# START OF Source material

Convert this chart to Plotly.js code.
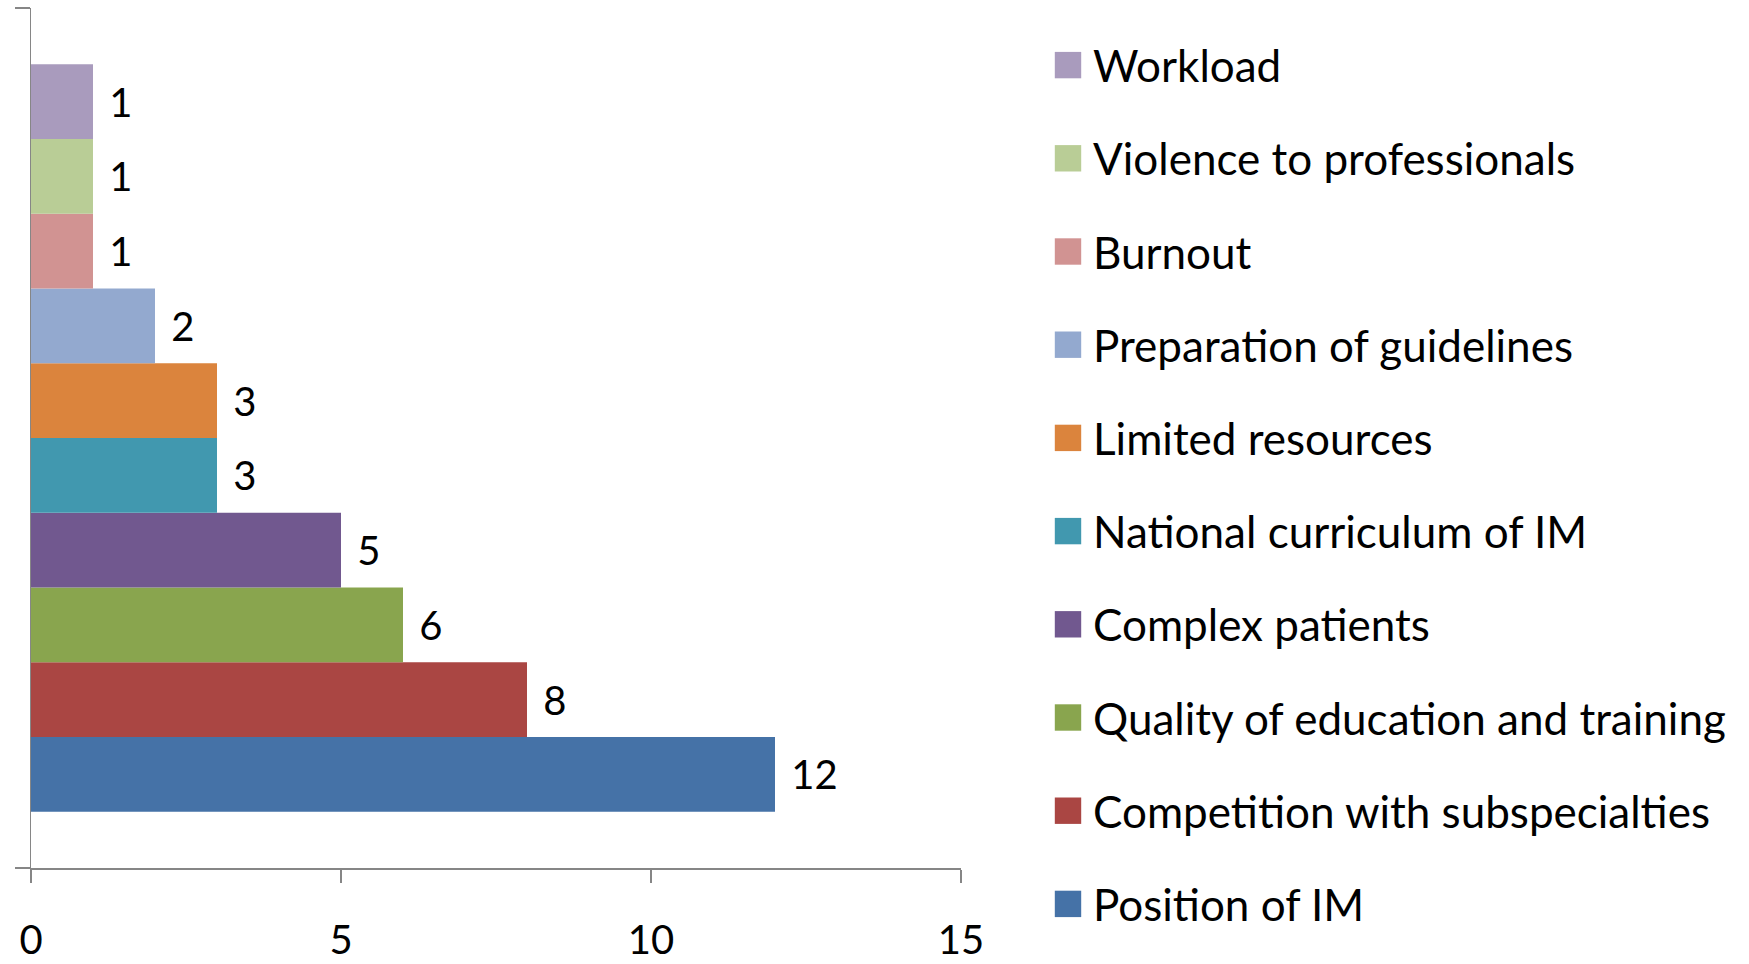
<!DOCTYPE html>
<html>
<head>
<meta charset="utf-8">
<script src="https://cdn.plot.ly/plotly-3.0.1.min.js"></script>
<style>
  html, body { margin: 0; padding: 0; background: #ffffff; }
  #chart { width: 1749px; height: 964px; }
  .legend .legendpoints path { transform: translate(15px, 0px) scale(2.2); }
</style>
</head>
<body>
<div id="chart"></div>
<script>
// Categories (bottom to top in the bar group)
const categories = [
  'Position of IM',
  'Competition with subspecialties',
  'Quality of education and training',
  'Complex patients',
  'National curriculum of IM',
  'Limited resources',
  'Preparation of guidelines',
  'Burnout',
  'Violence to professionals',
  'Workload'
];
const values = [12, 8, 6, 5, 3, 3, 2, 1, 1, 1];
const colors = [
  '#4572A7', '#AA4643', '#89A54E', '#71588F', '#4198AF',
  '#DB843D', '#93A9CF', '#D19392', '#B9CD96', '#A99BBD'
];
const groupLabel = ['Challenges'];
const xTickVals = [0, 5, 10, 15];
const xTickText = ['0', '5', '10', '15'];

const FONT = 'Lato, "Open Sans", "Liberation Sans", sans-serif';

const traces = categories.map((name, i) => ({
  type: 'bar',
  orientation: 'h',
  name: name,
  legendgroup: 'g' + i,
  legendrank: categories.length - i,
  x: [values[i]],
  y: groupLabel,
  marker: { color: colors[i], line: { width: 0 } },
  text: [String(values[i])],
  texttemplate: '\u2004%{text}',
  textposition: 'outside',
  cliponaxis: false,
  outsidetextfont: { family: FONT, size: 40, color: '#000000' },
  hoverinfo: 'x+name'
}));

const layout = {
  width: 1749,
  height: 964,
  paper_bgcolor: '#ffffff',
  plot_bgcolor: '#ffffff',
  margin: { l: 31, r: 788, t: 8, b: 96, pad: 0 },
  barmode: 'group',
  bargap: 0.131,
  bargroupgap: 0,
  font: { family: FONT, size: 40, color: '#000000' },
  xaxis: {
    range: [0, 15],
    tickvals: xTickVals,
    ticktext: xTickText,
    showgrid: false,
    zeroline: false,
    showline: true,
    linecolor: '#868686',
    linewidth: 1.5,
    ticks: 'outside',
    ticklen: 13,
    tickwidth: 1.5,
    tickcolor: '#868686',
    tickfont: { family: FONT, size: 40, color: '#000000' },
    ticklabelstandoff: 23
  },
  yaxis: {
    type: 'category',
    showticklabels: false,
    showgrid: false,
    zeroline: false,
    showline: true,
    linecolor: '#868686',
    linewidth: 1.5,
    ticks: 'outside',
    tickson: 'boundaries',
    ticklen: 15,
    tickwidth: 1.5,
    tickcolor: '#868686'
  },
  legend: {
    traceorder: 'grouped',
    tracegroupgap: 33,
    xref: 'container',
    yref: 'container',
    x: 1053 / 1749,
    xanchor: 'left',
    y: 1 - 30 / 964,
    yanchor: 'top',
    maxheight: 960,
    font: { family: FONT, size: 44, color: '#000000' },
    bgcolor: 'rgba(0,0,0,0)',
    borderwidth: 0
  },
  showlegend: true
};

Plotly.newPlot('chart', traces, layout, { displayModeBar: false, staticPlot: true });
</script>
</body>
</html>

# END OF Source material
# START OF Source material

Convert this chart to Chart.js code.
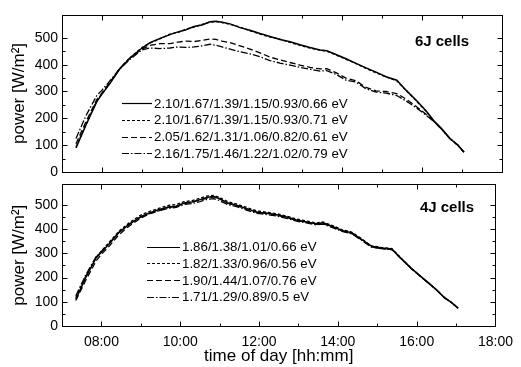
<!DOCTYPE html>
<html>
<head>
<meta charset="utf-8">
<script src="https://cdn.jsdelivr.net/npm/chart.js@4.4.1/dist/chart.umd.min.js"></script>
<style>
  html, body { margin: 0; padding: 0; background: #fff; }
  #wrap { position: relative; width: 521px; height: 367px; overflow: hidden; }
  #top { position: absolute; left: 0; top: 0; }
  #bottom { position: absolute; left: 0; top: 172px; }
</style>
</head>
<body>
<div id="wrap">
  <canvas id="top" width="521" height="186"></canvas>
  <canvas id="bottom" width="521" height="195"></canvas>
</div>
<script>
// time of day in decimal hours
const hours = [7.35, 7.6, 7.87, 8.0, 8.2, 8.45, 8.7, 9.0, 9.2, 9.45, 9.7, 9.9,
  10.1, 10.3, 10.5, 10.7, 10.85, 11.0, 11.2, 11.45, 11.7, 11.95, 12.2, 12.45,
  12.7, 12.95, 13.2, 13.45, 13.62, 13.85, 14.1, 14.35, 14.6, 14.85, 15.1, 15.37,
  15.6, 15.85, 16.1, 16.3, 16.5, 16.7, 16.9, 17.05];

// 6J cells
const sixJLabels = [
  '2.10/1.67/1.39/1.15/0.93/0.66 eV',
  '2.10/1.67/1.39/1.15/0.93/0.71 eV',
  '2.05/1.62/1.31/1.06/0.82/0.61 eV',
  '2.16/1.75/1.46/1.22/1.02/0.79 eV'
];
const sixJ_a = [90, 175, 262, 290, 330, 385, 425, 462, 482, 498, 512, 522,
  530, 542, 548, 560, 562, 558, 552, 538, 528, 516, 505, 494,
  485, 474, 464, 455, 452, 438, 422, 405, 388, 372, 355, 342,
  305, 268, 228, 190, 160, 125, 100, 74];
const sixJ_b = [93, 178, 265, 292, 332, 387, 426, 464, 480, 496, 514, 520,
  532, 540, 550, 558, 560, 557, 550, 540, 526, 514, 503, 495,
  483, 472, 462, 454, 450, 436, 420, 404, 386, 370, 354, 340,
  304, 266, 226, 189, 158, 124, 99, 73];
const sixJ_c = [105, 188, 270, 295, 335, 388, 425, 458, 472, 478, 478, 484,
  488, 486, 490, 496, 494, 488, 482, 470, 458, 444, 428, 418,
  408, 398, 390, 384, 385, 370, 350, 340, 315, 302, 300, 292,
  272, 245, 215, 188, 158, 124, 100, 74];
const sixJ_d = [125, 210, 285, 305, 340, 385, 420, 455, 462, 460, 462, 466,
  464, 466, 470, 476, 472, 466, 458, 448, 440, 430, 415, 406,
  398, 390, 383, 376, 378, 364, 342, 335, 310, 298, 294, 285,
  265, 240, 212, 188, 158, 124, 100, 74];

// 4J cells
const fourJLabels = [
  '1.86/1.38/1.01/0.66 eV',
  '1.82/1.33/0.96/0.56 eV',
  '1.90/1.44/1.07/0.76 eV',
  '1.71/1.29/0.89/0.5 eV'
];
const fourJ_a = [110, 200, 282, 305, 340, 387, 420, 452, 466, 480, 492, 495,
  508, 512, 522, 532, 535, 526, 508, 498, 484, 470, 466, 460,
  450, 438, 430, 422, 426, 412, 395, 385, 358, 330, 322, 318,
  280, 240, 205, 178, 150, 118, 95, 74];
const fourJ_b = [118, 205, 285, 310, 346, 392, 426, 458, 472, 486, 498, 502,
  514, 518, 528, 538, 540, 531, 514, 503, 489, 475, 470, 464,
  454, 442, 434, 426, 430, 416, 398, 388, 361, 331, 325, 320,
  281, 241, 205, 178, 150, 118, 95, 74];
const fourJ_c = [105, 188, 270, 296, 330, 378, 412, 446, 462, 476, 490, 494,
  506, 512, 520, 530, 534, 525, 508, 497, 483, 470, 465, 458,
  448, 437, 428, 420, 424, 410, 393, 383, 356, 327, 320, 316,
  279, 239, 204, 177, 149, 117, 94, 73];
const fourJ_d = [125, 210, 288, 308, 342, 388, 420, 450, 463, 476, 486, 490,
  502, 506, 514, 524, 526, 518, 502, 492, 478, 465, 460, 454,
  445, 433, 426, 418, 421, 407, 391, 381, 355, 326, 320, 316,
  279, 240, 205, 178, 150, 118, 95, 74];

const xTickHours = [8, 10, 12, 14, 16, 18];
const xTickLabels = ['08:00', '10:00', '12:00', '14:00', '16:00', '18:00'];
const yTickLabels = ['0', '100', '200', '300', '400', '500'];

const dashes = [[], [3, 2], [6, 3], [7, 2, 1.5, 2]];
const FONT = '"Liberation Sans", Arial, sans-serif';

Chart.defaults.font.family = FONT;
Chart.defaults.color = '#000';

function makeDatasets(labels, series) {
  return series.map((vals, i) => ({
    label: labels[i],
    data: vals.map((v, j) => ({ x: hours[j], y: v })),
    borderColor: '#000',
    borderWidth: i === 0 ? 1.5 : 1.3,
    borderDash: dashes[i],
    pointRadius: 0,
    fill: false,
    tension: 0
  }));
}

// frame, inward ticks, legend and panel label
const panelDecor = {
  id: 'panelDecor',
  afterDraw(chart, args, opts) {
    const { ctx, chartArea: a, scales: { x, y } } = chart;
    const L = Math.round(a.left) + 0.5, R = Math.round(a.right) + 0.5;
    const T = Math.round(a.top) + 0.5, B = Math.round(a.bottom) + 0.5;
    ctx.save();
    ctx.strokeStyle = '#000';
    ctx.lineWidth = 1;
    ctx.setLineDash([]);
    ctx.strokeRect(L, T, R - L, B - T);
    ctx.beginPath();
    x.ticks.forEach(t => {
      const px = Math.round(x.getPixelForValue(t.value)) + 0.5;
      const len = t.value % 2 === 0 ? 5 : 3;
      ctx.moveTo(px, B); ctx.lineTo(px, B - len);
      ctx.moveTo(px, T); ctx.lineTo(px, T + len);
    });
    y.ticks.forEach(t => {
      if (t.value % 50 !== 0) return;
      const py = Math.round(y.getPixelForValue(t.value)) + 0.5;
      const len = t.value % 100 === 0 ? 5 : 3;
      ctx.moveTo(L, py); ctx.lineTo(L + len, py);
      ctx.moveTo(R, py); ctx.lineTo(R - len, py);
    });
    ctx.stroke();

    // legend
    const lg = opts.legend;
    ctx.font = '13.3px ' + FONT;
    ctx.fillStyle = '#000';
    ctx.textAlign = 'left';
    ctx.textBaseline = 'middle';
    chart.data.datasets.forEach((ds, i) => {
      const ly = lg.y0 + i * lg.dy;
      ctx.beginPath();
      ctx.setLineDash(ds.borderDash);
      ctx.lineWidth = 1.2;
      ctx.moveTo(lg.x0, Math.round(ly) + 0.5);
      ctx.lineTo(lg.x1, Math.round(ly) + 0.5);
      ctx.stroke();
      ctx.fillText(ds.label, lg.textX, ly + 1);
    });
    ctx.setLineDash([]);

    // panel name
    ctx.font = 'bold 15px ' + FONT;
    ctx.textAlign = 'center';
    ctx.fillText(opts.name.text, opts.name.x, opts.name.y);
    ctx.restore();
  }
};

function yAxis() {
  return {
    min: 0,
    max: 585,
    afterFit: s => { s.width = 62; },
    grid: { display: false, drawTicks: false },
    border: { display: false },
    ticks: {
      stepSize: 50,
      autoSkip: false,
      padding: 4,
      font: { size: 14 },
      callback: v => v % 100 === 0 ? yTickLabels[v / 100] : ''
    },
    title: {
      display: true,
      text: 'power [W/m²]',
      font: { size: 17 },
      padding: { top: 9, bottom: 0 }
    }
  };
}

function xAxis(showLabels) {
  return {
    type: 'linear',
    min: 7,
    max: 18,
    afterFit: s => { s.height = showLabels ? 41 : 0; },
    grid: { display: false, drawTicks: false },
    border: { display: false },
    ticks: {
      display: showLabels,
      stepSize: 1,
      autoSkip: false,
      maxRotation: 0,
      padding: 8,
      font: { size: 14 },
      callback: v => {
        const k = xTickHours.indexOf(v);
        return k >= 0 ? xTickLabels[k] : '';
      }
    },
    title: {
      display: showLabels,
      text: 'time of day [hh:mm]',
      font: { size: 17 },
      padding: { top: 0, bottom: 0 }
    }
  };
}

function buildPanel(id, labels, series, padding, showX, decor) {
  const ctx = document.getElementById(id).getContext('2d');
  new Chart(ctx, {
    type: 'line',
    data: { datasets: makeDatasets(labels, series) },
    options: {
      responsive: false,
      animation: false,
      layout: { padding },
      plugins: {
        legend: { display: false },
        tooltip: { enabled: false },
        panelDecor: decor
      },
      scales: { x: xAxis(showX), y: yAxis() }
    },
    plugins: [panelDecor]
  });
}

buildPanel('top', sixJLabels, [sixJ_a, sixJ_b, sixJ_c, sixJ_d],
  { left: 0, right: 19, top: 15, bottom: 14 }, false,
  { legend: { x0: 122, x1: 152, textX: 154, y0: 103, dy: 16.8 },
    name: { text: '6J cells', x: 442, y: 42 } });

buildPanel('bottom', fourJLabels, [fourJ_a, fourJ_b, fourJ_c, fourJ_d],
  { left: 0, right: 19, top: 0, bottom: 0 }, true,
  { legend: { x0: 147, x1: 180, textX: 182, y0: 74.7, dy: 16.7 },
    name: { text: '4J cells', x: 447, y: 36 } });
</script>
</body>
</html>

# END OF Source material
# START OF Source material

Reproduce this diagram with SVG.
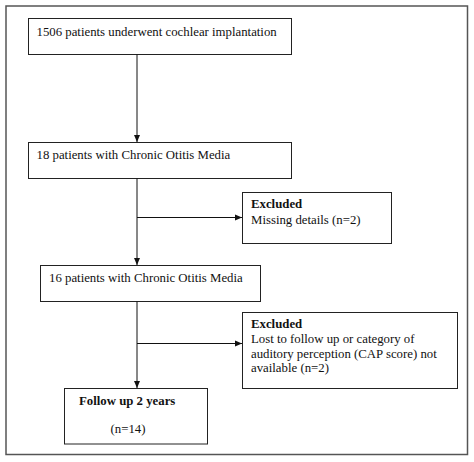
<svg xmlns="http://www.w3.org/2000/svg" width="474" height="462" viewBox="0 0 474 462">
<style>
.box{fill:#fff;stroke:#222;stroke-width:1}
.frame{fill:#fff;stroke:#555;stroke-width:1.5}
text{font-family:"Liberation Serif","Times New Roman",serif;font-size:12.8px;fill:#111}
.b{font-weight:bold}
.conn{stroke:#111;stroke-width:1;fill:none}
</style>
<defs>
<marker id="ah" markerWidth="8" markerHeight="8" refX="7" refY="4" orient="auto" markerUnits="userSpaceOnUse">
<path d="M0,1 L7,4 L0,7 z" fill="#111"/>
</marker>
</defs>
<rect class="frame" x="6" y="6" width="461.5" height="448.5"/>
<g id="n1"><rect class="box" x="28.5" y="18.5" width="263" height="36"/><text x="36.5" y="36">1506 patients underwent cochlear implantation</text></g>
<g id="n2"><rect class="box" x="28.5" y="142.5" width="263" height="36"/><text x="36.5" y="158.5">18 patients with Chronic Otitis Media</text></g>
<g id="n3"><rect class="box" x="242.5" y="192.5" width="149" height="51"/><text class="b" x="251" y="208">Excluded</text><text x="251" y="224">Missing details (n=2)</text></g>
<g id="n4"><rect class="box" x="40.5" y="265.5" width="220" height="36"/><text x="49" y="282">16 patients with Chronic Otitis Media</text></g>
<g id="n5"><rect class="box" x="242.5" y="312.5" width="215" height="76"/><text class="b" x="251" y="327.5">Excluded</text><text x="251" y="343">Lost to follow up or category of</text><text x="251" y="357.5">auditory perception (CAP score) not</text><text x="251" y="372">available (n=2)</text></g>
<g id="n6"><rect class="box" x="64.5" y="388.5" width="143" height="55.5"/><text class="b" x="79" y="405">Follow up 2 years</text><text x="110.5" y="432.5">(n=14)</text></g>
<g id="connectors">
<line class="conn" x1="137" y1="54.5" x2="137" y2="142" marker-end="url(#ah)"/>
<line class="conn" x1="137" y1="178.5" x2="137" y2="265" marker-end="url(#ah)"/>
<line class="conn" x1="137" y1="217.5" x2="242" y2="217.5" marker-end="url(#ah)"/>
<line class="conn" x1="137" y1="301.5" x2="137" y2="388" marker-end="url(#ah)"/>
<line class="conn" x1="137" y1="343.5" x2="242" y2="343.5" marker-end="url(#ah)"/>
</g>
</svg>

# END OF Source material

Look over the listing above. Pick out and copy every line that includes "this".

Convert this chart to Plotly.js code.
Convert this chart to Chart.js code.
Reproduce this diagram with SVG.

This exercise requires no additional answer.